Problem statement: How many lines of the records hold the string "this"? Reply with the number alone.

Information given:
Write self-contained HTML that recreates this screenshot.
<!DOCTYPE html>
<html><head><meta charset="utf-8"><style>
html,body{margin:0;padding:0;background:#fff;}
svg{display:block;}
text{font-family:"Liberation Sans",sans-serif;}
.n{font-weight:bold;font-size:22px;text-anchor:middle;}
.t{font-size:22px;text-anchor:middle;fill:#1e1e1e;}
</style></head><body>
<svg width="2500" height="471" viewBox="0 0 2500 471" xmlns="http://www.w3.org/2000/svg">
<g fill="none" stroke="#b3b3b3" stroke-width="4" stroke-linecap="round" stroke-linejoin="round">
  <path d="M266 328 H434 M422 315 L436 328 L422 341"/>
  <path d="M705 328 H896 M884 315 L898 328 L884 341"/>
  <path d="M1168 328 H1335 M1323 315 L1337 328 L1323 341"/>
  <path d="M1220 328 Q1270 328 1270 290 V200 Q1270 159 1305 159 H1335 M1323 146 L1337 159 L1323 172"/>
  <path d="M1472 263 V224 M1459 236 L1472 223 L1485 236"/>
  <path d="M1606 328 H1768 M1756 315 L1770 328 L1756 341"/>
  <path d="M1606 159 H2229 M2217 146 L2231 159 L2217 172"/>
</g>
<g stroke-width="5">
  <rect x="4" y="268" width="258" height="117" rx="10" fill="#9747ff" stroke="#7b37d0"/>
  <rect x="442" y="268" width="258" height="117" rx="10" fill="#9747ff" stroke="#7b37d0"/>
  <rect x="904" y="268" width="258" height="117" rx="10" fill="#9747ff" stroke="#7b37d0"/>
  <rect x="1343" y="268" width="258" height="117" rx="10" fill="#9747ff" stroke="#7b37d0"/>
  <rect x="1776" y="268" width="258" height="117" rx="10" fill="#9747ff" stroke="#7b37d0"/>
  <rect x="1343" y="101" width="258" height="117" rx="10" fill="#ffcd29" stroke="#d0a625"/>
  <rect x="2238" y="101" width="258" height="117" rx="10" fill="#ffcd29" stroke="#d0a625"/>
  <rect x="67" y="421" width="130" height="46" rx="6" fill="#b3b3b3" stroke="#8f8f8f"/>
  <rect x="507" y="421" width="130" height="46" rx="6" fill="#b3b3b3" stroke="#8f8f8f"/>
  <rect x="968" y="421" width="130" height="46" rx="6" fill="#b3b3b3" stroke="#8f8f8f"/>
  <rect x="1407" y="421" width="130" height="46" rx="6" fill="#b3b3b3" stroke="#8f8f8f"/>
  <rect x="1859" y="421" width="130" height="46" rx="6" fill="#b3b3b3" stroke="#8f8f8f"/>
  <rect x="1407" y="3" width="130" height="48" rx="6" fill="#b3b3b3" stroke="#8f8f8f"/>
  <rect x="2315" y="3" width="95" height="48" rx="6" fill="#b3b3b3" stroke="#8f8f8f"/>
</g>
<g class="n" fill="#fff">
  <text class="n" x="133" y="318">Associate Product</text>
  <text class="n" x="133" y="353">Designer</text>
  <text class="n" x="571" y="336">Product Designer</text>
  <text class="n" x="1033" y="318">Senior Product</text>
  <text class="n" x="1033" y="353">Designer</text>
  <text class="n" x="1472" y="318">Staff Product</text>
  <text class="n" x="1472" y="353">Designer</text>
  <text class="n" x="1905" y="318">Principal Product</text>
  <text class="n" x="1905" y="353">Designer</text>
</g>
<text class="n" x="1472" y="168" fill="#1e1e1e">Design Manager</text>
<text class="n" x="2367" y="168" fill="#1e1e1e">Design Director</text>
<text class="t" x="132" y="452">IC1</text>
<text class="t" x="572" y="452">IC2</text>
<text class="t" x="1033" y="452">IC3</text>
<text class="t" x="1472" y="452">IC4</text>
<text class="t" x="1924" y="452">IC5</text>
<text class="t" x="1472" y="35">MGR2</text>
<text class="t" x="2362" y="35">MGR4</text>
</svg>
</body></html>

---

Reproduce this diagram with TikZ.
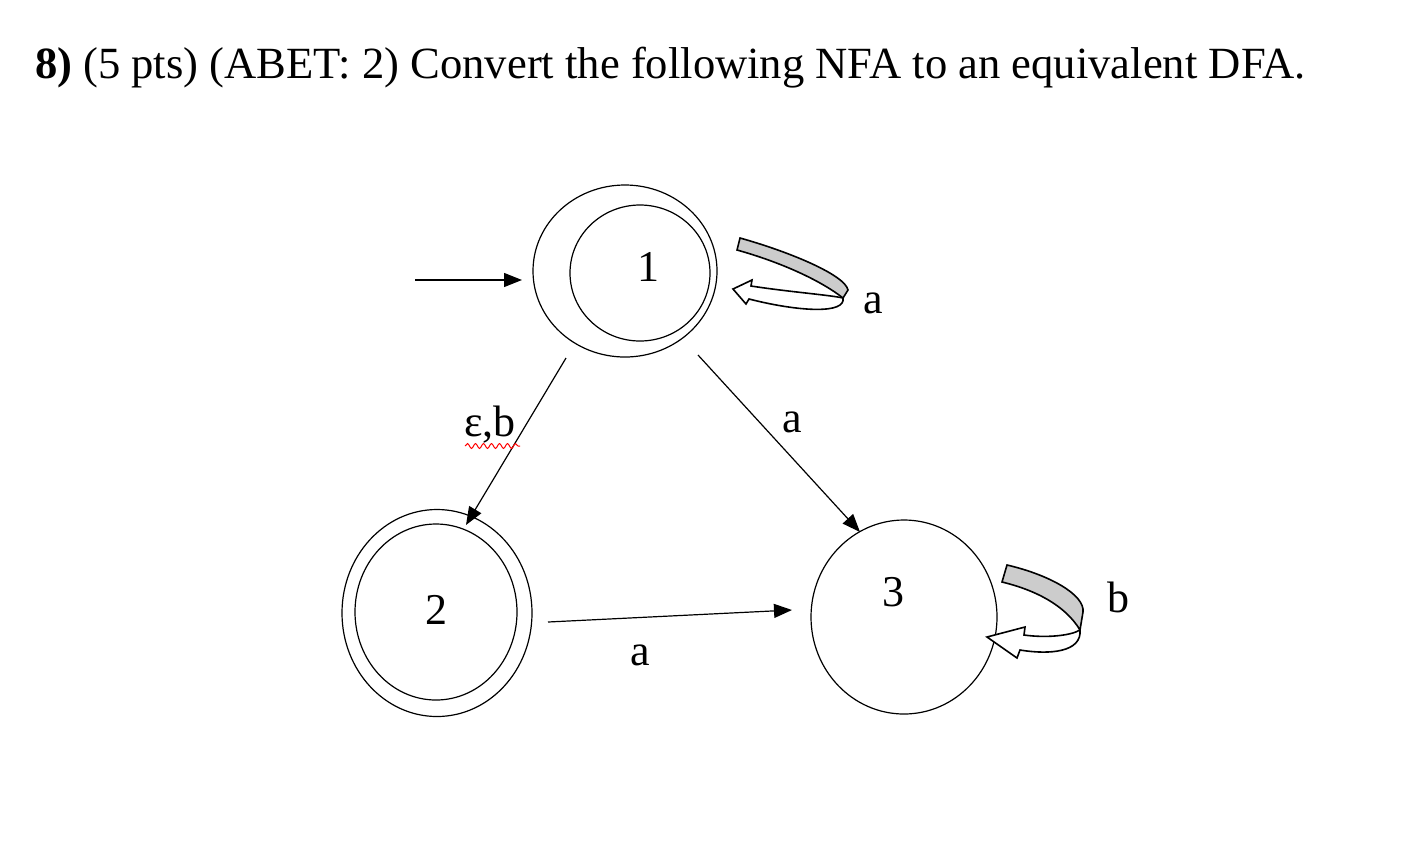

Exercise output: 2